Question

Solve the equation algebraically. Check your solution graphically.$$\frac{1}{4} x+1=-\frac{1}{2}$$

Answer

**step1** Understanding the Problem

The problem requires us to solve a linear equation for the unknown variable, x. The equation provided is $$\frac{1}{4} x+1=-\frac{1}{2}$$. We are instructed to use algebraic methods to find the solution and then to verify this solution graphically.
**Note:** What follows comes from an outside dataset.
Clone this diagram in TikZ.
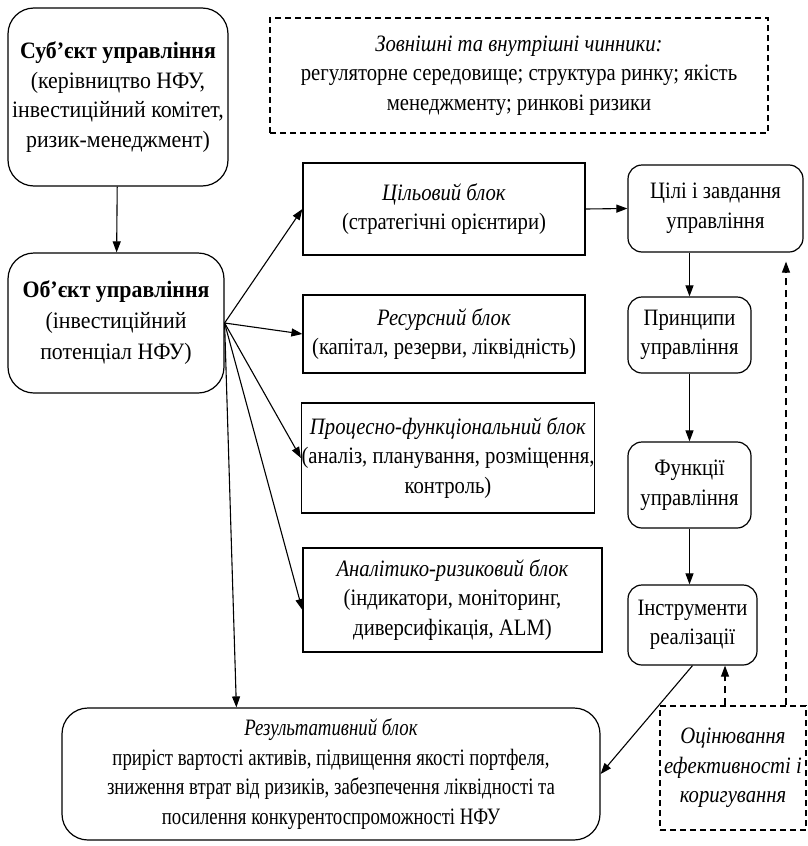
\documentclass[tikz,border=0pt]{standalone}
\usepackage{fontspec}
\setmainfont[FakeStretch=0.88]{Liberation Serif}
\newfontfamily\narrowfont[FakeStretch=0.8]{Liberation Serif}
\newfontfamily\widefont[FakeStretch=0.93]{Liberation Serif}
\usetikzlibrary{arrows.meta,calc}
\begin{document}
\begin{tikzpicture}[x=1pt,y=-1pt,
  every node/.style={font=\fontsize{23.5}{29.5}\selectfont, align=center, inner sep=0pt},
  rbox/.style={draw, line width=1.2pt, rounded corners=14pt},
  bigr/.style={draw, line width=1.2pt, rounded corners=26pt},
  dbox/.style={draw, line width=1.2pt, dash pattern=on 6pt off 4pt},
  arr/.style={line width=1.1pt, -{Triangle[length=11pt,width=8pt]}},
  darr/.style={line width=1.1pt, dash pattern=on 7pt off 5pt, -{Triangle[length=11pt,width=8pt]}}
]
\useasboundingbox (0,0) rectangle (807,846);

\node[bigr, minimum width=220pt, minimum height=178pt, font=\widefont\fontsize{23.5}{29.5}\selectfont] (subj) at (118,97)
  {\textbf{Суб’єкт управління}\\(керівництво НФУ,\\інвестиційний комітет,\\ризик-менеджмент)};
\node[dbox, minimum width=498pt, minimum height=115pt] (ext) at (519,75.5)
  {\textit{Зовнішні та внутрішні чинники:}\\регуляторне середовище; структура ринку; якість\\менеджменту; ринкові ризики};
\node[draw, line width=1.2pt, minimum width=282pt, minimum height=92pt] (target) at (444,209)
  {\textit{Цільовий блок}\\(стратегічні орієнтири)};
\node[rbox, minimum width=175pt, minimum height=87pt] (goals) at (715.5,208.5)
  {Цілі і завдання\\управління};
\node[bigr, minimum width=216pt, minimum height=140pt, font=\widefont\fontsize{23.5}{31}\selectfont] (obj) at (116,323)
  {\textbf{Об’єкт управління}\\(інвестиційний\\потенціал НФУ)};
\node[draw, line width=1.2pt, minimum width=282pt, minimum height=78pt] (res) at (444,334)
  {\textit{Ресурсний блок}\\(капітал, резерви, ліквідність)};
\node[rbox, minimum width=123pt, minimum height=76pt] (princ) at (689.5,335)
  {Принципи\\управління};
\node[draw, line width=1.2pt, minimum width=290pt, minimum height=110pt] (proc) at (448,458)
  {\textit{Процесно-функціональний блок}\\(аналіз, планування, розміщення,\\контроль)};
\node[rbox, minimum width=123pt, minimum height=86pt] (func) at (689.5,485)
  {Функції\\управління};
\node[draw, line width=1.2pt, minimum width=299pt, minimum height=104pt] (anal) at (452.5,600)
  {\textit{Аналітико-ризиковий блок}\\(індикатори, моніторинг,\\диверсифікація, ALM)};
\node[rbox, minimum width=129pt, minimum height=80pt] (instr) at (692.5,625)
  {Інструменти\\реалізації};
\node[bigr, minimum width=538pt, minimum height=132pt, font=\narrowfont\fontsize{23.5}{29.5}\selectfont] (result) at (331,774)
  {\textit{Результативний блок}\\приріст вартості активів, підвищення якості портфеля,\\зниження втрат від ризиків, забезпечення ліквідності та\\посилення конкурентоспроможності НФУ};
\node[dbox, minimum width=146pt, minimum height=124pt] (eval) at (733,768)
  {\textit{Оцінювання}\\\textit{ефективності і}\\\textit{коригування}};

\draw[arr] (subj) -- (obj);
\draw[arr] (obj.east) -- (target.west);
\draw[arr] (obj.east) -- (res.west);
\draw[arr] (obj.east) -- (proc.west);
\draw[arr] (obj.east) -- ([yshift=-10pt]anal.west);
\draw[arr] (obj.east) -- ([xshift=175pt]result.north west);
\draw[arr] (target.east) -- (goals.west);
\draw[arr] (goals.south -| princ.north) -- (princ.north);
\draw[arr] (princ) -- (func);
\draw[arr] (func.south) -- (func.south |- instr.north);
\draw[arr] (instr.south) -- (result.east);
\draw[darr] ([xshift=-8pt]eval.north) -- ([xshift=-8pt]eval.north |- instr.south);
\draw[darr, shorten >=9pt] ([xshift=53pt]eval.north) -- ([xshift=53pt]eval.north |- goals.south);
\end{tikzpicture}
\end{document}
**step2** Isolating the Term with the Variable

Our first step in solving for x is to isolate the term containing x, which is $$\frac{1}{4} x$$. To achieve this, we must eliminate the constant term, $$+1$$, from the left side of the equation. We perform this by subtracting $$1$$ from both sides of the equation.
The original equation is:
$$\frac{1}{4} x+1=-\frac{1}{2}$$
Subtracting $$1$$ from the left side yields:
$$\frac{1}{4} x+1 - 1 = \frac{1}{4} x$$
Subtracting $$1$$ from the right side requires combining fractions. We convert $$1$$ to a fraction with a denominator of $$2$$: $$1 = \frac{2}{2}$$.
Now, we compute the right side:
$$-\frac{1}{2} - 1 = -\frac{1}{2} - \frac{2}{2} = -\frac{1+2}{2} = -\frac{3}{2}$$
Thus, the equation transforms to:
$$\frac{1}{4} x = -\frac{3}{2}$$

**step3** Solving for the Variable

Now that the term with x is isolated, we need to solve for x. The variable x is currently multiplied by the fraction $$\frac{1}{4}$$. To find x, we perform the inverse operation, which is multiplying by the reciprocal of $$\frac{1}{4}$$. The reciprocal of $$\frac{1}{4}$$ is $$4$$.
We multiply both sides of the equation by $$4$$:
$$4 \times \left(\frac{1}{4} x\right) = 4 \times \left(-\frac{3}{2}\right)$$
On the left side, $$4 \times \frac{1}{4}$$ simplifies to $$1$$, leaving us with $$x$$.
On the right side, we calculate the product of $$4$$ and $$-\frac{3}{2}$$. We can consider $$4$$ as $$\frac{4}{1}$$.
$$4 \times -\frac{3}{2} = \frac{4}{1} \times -\frac{3}{2} = -\frac{4 \times 3}{1 \times 2} = -\frac{12}{2}$$
Finally, we simplify the fraction $$-\frac{12}{2}$$. Dividing $$12$$ by $$2$$ gives $$6$$.
Therefore, the solution for x is:
$$x = -6$$

**step4** Checking the Solution Graphically

To check our algebraic solution graphically, we consider each side of the original equation as a separate linear function:
Function 1: $$y_1 = \frac{1}{4} x + 1$$
Function 2: $$y_2 = -\frac{1}{2}$$
The solution to the equation, x, corresponds to the x-coordinate of the point where the graphs of these two functions intersect.
Let's find some points to plot Function 1 ($$y_1 = \frac{1}{4} x + 1$$):
- When $$x = 0$$, $$y_1 = \frac{1}{4}(0) + 1 = 1$$. So, the point $$(0, 1)$$ is on the line.
- When $$x = 4$$, $$y_1 = \frac{1}{4}(4) + 1 = 1 + 1 = 2$$. So, the point $$(4, 2)$$ is on the line.
- Let's use our calculated solution, $$x = -6$$, to find the corresponding y-value for Function 1:
$$y_1 = \frac{1}{4}(-6) + 1 = -\frac{6}{4} + 1 = -\frac{3}{2} + 1 = -\frac{3}{2} + \frac{2}{2} = -\frac{1}{2}$$
This means that the point $$(-6, -\frac{1}{2})$$ is on the graph of Function 1.
Function 2 ($$y_2 = -\frac{1}{2}$$) represents a horizontal line where the y-coordinate is always $$-\frac{1}{2}$$, regardless of the x-value.
When we compare the two functions, we observe that at $$x = -6$$, the value of Function 1 is $$-\frac{1}{2}$$, which is precisely the value of Function 2. This signifies that the graphs of $$y_1 = \frac{1}{4} x + 1$$ and $$y_2 = -\frac{1}{2}$$ intersect at the point $$(-6, -\frac{1}{2})$$. This graphical observation confirms that our algebraically derived solution $$x = -6$$ is correct.